Blitz Bureau
NEW DELHI: For a country that prides itself on climbing global ease-of-doing-business ladders and dismantling inspector raj legacies, India is facing an uncomfortable paradox: the old licence raj is back — only this time, it is digital, decentralised and far more opaque.
On paper, India has never been easier to do business in. Company incorporation can be completed online in days, tax filings are digitised, customs clearances are faster, and single-window systems promise seamless approvals. Yet, ask entrepreneurs, manufacturers or even large corporates, and a different story emerges — one of compliance overload, overlapping regulators and perpetual fear of inadvertent violations.
The digitalisation of governance was meant to reduce friction. Instead, it has often multiplied touch points. Every ministry, regulator and state authority now operates its own portal, dashboard, reporting format and deadline. A mid-sized manufacturing firm today must routinely comply with filings under GST, income tax, labour codes, environmental norms, pollution boards, factory inspectors, local municipal rules, electricity regulators, fire safety authorities and sector-specific regulators — many of them demanding similar data in different formats, on different platforms, at different times.
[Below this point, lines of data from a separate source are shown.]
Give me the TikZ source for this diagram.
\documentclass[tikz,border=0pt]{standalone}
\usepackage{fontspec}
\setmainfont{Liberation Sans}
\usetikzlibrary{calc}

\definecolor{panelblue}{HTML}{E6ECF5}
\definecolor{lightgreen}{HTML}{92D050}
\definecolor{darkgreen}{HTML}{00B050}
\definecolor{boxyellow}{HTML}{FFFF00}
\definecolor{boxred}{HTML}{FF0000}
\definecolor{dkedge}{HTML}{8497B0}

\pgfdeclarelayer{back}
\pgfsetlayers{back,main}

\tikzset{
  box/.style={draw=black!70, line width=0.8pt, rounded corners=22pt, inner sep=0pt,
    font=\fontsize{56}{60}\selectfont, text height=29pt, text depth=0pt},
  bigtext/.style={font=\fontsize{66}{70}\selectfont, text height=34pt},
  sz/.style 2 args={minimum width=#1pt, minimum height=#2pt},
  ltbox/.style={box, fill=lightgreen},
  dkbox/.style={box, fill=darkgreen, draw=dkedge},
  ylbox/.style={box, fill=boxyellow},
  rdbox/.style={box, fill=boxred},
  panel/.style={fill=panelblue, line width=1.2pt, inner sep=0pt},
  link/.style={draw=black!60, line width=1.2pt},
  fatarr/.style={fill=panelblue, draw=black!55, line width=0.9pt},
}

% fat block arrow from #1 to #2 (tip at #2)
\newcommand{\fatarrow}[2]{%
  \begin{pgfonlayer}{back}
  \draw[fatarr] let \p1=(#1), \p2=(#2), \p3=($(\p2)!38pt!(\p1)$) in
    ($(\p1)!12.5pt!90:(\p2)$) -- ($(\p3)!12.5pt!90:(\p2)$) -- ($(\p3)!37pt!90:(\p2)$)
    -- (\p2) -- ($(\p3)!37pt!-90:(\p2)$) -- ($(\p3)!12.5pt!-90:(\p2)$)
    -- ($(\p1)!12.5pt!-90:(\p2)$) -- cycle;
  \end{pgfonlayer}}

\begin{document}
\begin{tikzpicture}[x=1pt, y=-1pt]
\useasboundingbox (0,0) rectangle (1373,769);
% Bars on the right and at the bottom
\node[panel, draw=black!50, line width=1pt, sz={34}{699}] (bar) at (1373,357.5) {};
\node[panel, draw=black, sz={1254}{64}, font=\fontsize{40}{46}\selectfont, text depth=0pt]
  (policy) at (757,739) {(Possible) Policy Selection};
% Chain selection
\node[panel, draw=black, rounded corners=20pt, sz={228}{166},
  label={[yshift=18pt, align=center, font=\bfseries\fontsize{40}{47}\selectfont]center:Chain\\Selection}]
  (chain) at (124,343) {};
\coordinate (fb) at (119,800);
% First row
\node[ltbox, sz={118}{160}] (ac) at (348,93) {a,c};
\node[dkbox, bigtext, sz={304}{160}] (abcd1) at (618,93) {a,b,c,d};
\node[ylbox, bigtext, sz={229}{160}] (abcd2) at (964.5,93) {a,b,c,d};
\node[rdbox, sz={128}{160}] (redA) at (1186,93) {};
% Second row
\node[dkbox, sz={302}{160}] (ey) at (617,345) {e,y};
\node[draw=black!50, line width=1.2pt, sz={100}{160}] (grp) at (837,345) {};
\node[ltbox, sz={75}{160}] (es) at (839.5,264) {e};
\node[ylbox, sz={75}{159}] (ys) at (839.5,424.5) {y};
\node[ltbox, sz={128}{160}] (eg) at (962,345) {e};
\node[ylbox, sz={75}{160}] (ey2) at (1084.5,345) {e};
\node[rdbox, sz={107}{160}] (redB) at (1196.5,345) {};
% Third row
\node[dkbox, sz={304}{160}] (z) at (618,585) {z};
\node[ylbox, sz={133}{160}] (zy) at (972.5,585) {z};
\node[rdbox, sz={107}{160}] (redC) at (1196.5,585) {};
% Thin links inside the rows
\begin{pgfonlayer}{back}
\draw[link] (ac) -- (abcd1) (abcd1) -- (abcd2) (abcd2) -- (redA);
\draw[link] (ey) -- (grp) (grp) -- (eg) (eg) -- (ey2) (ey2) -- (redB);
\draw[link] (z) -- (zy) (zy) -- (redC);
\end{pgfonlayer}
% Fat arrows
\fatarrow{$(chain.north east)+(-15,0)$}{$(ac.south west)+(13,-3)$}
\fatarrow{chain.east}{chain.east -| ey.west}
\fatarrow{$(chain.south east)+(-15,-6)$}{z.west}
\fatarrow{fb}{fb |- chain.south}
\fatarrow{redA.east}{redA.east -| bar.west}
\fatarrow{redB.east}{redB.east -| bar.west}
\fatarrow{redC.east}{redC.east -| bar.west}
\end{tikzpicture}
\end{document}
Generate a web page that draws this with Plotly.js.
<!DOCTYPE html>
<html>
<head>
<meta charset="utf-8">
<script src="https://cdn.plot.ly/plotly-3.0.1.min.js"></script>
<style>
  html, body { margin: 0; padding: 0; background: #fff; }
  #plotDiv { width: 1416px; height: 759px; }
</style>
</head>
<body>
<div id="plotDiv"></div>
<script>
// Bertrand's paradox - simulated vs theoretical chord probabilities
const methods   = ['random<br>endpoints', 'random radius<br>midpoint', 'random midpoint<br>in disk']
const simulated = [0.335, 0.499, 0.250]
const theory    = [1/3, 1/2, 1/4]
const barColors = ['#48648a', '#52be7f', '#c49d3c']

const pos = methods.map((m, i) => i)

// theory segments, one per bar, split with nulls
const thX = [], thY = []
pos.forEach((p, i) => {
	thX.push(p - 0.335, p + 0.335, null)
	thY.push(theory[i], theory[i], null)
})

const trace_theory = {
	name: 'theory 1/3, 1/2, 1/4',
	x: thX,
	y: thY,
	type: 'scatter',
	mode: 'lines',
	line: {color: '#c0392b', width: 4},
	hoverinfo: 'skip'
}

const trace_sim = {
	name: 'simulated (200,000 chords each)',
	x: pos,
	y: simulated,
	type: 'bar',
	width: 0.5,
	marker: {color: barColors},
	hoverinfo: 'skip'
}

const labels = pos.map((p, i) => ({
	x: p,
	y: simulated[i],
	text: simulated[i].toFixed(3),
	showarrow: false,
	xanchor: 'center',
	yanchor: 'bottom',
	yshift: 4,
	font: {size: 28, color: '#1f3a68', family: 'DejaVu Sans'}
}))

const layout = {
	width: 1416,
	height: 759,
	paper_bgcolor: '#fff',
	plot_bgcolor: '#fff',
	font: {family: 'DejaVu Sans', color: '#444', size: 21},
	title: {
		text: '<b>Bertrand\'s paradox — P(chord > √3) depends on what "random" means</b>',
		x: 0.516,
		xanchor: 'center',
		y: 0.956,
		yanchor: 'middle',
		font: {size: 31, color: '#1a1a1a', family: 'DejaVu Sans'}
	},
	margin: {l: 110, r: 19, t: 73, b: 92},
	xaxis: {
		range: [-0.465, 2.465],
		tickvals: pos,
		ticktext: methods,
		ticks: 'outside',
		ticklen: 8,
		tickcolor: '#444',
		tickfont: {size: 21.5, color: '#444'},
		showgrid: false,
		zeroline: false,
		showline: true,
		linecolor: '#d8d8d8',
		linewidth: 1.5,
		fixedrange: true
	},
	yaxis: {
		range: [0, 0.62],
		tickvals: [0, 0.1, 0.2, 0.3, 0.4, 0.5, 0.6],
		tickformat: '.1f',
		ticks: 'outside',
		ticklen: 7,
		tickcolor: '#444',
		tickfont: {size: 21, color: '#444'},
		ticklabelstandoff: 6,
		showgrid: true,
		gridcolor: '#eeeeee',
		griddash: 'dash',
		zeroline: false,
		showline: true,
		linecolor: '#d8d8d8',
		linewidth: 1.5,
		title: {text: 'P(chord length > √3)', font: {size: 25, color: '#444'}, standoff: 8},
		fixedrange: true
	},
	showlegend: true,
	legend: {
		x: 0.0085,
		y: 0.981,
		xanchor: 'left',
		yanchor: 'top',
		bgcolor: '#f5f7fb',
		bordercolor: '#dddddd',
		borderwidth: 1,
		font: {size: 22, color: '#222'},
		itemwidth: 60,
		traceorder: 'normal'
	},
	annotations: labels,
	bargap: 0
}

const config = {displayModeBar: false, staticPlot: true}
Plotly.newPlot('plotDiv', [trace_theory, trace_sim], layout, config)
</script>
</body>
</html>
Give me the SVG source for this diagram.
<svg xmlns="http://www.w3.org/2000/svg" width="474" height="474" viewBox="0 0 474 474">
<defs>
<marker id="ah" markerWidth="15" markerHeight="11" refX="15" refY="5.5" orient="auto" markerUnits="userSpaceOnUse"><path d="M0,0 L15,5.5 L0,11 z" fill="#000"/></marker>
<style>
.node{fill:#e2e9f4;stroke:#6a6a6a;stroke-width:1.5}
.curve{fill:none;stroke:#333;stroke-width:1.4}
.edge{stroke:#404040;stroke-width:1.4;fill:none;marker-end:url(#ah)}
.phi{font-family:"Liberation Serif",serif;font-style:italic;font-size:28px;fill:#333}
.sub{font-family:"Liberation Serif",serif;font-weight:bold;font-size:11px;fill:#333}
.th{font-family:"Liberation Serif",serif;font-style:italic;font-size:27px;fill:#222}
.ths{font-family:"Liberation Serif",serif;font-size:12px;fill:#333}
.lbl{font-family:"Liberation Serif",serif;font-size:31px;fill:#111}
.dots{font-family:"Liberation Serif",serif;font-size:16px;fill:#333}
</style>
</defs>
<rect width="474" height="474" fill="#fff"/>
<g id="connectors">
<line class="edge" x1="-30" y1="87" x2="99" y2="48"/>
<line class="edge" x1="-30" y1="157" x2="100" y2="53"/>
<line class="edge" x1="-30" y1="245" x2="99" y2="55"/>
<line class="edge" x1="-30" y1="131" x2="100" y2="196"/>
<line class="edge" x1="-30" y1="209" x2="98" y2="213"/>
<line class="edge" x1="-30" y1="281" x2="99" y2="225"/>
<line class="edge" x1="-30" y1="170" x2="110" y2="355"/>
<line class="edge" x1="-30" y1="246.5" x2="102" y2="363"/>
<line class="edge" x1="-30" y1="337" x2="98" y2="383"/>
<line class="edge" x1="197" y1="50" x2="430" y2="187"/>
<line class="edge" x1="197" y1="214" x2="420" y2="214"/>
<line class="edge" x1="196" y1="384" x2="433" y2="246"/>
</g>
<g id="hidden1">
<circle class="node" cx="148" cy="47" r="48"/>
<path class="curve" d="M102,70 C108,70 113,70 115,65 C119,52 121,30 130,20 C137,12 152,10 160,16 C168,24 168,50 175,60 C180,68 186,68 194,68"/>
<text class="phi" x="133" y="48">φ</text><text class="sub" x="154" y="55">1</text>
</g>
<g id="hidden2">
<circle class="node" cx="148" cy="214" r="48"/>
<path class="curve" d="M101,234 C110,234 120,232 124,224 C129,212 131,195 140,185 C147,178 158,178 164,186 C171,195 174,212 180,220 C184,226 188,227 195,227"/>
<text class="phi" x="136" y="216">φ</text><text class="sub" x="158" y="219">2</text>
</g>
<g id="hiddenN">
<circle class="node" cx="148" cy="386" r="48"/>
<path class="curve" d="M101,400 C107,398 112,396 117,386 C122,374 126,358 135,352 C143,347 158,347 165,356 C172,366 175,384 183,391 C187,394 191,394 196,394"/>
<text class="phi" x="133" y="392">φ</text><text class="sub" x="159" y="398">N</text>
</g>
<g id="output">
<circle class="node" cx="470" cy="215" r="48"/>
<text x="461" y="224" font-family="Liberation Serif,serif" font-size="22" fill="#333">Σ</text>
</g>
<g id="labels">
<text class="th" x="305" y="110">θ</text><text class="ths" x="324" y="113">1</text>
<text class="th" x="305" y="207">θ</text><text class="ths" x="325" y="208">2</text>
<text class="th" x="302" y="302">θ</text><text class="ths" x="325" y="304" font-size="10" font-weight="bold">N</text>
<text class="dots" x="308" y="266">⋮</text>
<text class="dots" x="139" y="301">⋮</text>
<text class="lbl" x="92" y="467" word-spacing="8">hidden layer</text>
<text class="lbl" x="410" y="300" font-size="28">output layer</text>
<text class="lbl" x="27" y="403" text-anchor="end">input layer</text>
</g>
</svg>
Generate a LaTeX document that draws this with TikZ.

The problem is not regulation per se. Modern economies require regulation. The problem is regulatory layering without coordination. Instead of simplifying compliance, digitisation has enabled regulators to demand more data, more frequently, with little regard for cumulative burden. Automation has made it easier to issue notices, flag discrepancies and impose penalties — often without context or human discretion.
This has quietly altered the risk calculus for businesses. Compliance is no longer about intent or outcomes but about procedural perfection. A missed upload, a mismatch between portals or a delayed response to an auto-generated notice can trigger penalties, inspections or prolonged litigation.
For smaller firms without deep compliance teams, this acts as a hidden tax — diverting time, capital and managerial bandwidth away from growth.
Ironically, India’s success in improving formalisation — through GST, digitised payments and real-time reporting — has also widened the regulatory net. Firms that once operated below the radar are now fully visible, but the state has not recalibrated its regulatory philosophy to match this new transparency. The result is a system that punishes error rather than encourages compliance.
Overlapping jurisdictions exacerbate the problem. Central ministries issue rules that states interpret differently. Environmental, labour and safety norms often overlap, leading to multiple inspections for the same issue. Quality Control Orders, introduced to improve standards, frequently add another approval layer without strengthening domestic testing infrastructure. Businesses are left navigating not one regulator, but many — each operating in silos.
This digital licence raj carries macroeconomic costs. It discourages risk-taking, delays capacity expansion and weakens India’s manufacturing competitiveness at a time when global supply chains are looking for alternatives to China. Multinationals may praise India’s market size and political stability, but regulatory unpredictability remains a persistent concern in boardrooms.
The solution is not deregulation, but smarter regulation. India needs a compliance philosophy shift — from policing to partnership. Regulators must share data across departments, harmonise reporting requirements and limit retrospective rule changes.
Sunset clauses for regulations, risk-based inspections and a genuine single-window system — where approvals are consolidated, not merely aggregated — are essential.